**Stated problem**:
Output all the data exactly. Pictures do not belong in the copy.

===============

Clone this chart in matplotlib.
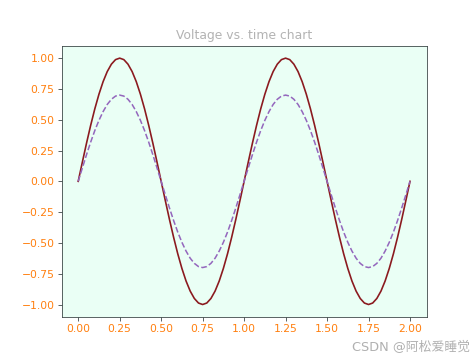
import numpy as np
import matplotlib
matplotlib.use("Agg")
import matplotlib.pyplot as plt

plt.rcParams['font.family'] = ['DejaVu Sans', 'Noto Sans CJK SC']

# time samples (s)
time_s = np.linspace(0.0, 2.0, 81)

# voltage
voltage = [0.000, 0.156, 0.309, 0.454, 0.588, 0.707, 0.809, 0.891, 0.951, 0.988,
           1.000, 0.988, 0.951, 0.891, 0.809, 0.707, 0.588, 0.454, 0.309, 0.156,
           0.000, -0.156, -0.309, -0.454, -0.588, -0.707, -0.809, -0.891, -0.951, -0.988,
           -1.000, -0.988, -0.951, -0.891, -0.809, -0.707, -0.588, -0.454, -0.309, -0.156,
           0.000, 0.156, 0.309, 0.454, 0.588, 0.707, 0.809, 0.891, 0.951, 0.988,
           1.000, 0.988, 0.951, 0.891, 0.809, 0.707, 0.588, 0.454, 0.309, 0.156,
           0.000, -0.156, -0.309, -0.454, -0.588, -0.707, -0.809, -0.891, -0.951, -0.988,
           -1.000, -0.988, -0.951, -0.891, -0.809, -0.707, -0.588, -0.454, -0.309, -0.156,
           0.000]

# voltage
voltage_scaled = [0.000, 0.109, 0.216, 0.318, 0.412, 0.495, 0.566, 0.624, 0.666, 0.692,
                  0.700, 0.692, 0.666, 0.624, 0.566, 0.495, 0.412, 0.318, 0.216, 0.109,
                  0.000, -0.109, -0.216, -0.318, -0.412, -0.495, -0.566, -0.624, -0.666, -0.692,
                  -0.700, -0.692, -0.666, -0.624, -0.566, -0.495, -0.412, -0.318, -0.216, -0.109,
                  0.000, 0.109, 0.216, 0.318, 0.412, 0.495, 0.566, 0.624, 0.666, 0.692,
                  0.700, 0.692, 0.666, 0.624, 0.566, 0.495, 0.412, 0.318, 0.216, 0.109,
                  0.000, -0.109, -0.216, -0.318, -0.412, -0.495, -0.566, -0.624, -0.666, -0.692,
                  -0.700, -0.692, -0.666, -0.624, -0.566, -0.495, -0.412, -0.318, -0.216, -0.109,
                  0.000]

title = 'Voltage vs. time chart'
watermark = 'CSDN @阿松爱睡觉'

dpi = 74.0
fig, ax = plt.subplots(figsize=(474 / dpi, 358 / dpi), dpi=dpi)
fig.subplots_adjust(left=0.13, right=0.9, top=0.872, bottom=0.115)

ax.set_facecolor('#eafff5')
ax.plot(time_s, voltage, color='#8b1a1f', linewidth=1.6)
ax.plot(time_s, voltage_scaled, color='#9467bd', linestyle='--', linewidth=1.5)

ax.set_title(title, color='0.7', fontsize=12, pad=7)
ax.tick_params(labelcolor='tab:orange', labelsize=10.5, color='#3a4545')
for s in ax.spines.values():
    s.set_color('#3a4545')

ax.set_xticks([0.0, 0.25, 0.5, 0.75, 1.0, 1.25, 1.5, 1.75, 2.0])
ax.set_yticks([-1.0, -0.75, -0.5, -0.25, 0.0, 0.25, 0.5, 0.75, 1.0])

fig.text(0.992, 0.012, watermark, ha='right', va='bottom', color='#b0b0b0',
         fontsize=12.5, family=['DejaVu Sans', 'Noto Sans CJK SC'])

fig.savefig('out.png', dpi=dpi)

===============

**Response**:
Clone this chart in matplotlib.
import numpy as np
import matplotlib
matplotlib.use("Agg")
import matplotlib.pyplot as plt

plt.rcParams['font.family'] = ['DejaVu Sans', 'Noto Sans CJK SC']

# time samples (s)
time_s = np.linspace(0.0, 2.0, 81)

# voltage
voltage = [0.000, 0.156, 0.309, 0.454, 0.588, 0.707, 0.809, 0.891, 0.951, 0.988,
           1.000, 0.988, 0.951, 0.891, 0.809, 0.707, 0.588, 0.454, 0.309, 0.156,
           0.000, -0.156, -0.309, -0.454, -0.588, -0.707, -0.809, -0.891, -0.951, -0.988,
           -1.000, -0.988, -0.951, -0.891, -0.809, -0.707, -0.588, -0.454, -0.309, -0.156,
           0.000, 0.156, 0.309, 0.454, 0.588, 0.707, 0.809, 0.891, 0.951, 0.988,
           1.000, 0.988, 0.951, 0.891, 0.809, 0.707, 0.588, 0.454, 0.309, 0.156,
           0.000, -0.156, -0.309, -0.454, -0.588, -0.707, -0.809, -0.891, -0.951, -0.988,
           -1.000, -0.988, -0.951, -0.891, -0.809, -0.707, -0.588, -0.454, -0.309, -0.156,
           0.000]

# voltage
voltage_scaled = [0.000, 0.109, 0.216, 0.318, 0.412, 0.495, 0.566, 0.624, 0.666, 0.692,
                  0.700, 0.692, 0.666, 0.624, 0.566, 0.495, 0.412, 0.318, 0.216, 0.109,
                  0.000, -0.109, -0.216, -0.318, -0.412, -0.495, -0.566, -0.624, -0.666, -0.692,
                  -0.700, -0.692, -0.666, -0.624, -0.566, -0.495, -0.412, -0.318, -0.216, -0.109,
                  0.000, 0.109, 0.216, 0.318, 0.412, 0.495, 0.566, 0.624, 0.666, 0.692,
                  0.700, 0.692, 0.666, 0.624, 0.566, 0.495, 0.412, 0.318, 0.216, 0.109,
                  0.000, -0.109, -0.216, -0.318, -0.412, -0.495, -0.566, -0.624, -0.666, -0.692,
                  -0.700, -0.692, -0.666, -0.624, -0.566, -0.495, -0.412, -0.318, -0.216, -0.109,
                  0.000]

title = 'Voltage vs. time chart'
watermark = 'CSDN @阿松爱睡觉'

dpi = 74.0
fig, ax = plt.subplots(figsize=(474 / dpi, 358 / dpi), dpi=dpi)
fig.subplots_adjust(left=0.13, right=0.9, top=0.872, bottom=0.115)

ax.set_facecolor('#eafff5')
ax.plot(time_s, voltage, color='#8b1a1f', linewidth=1.6)
ax.plot(time_s, voltage_scaled, color='#9467bd', linestyle='--', linewidth=1.5)

ax.set_title(title, color='0.7', fontsize=12, pad=7)
ax.tick_params(labelcolor='tab:orange', labelsize=10.5, color='#3a4545')
for s in ax.spines.values():
    s.set_color('#3a4545')

ax.set_xticks([0.0, 0.25, 0.5, 0.75, 1.0, 1.25, 1.5, 1.75, 2.0])
ax.set_yticks([-1.0, -0.75, -0.5, -0.25, 0.0, 0.25, 0.5, 0.75, 1.0])

fig.text(0.992, 0.012, watermark, ha='right', va='bottom', color='#b0b0b0',
         fontsize=12.5, family=['DejaVu Sans', 'Noto Sans CJK SC'])

fig.savefig('out.png', dpi=dpi)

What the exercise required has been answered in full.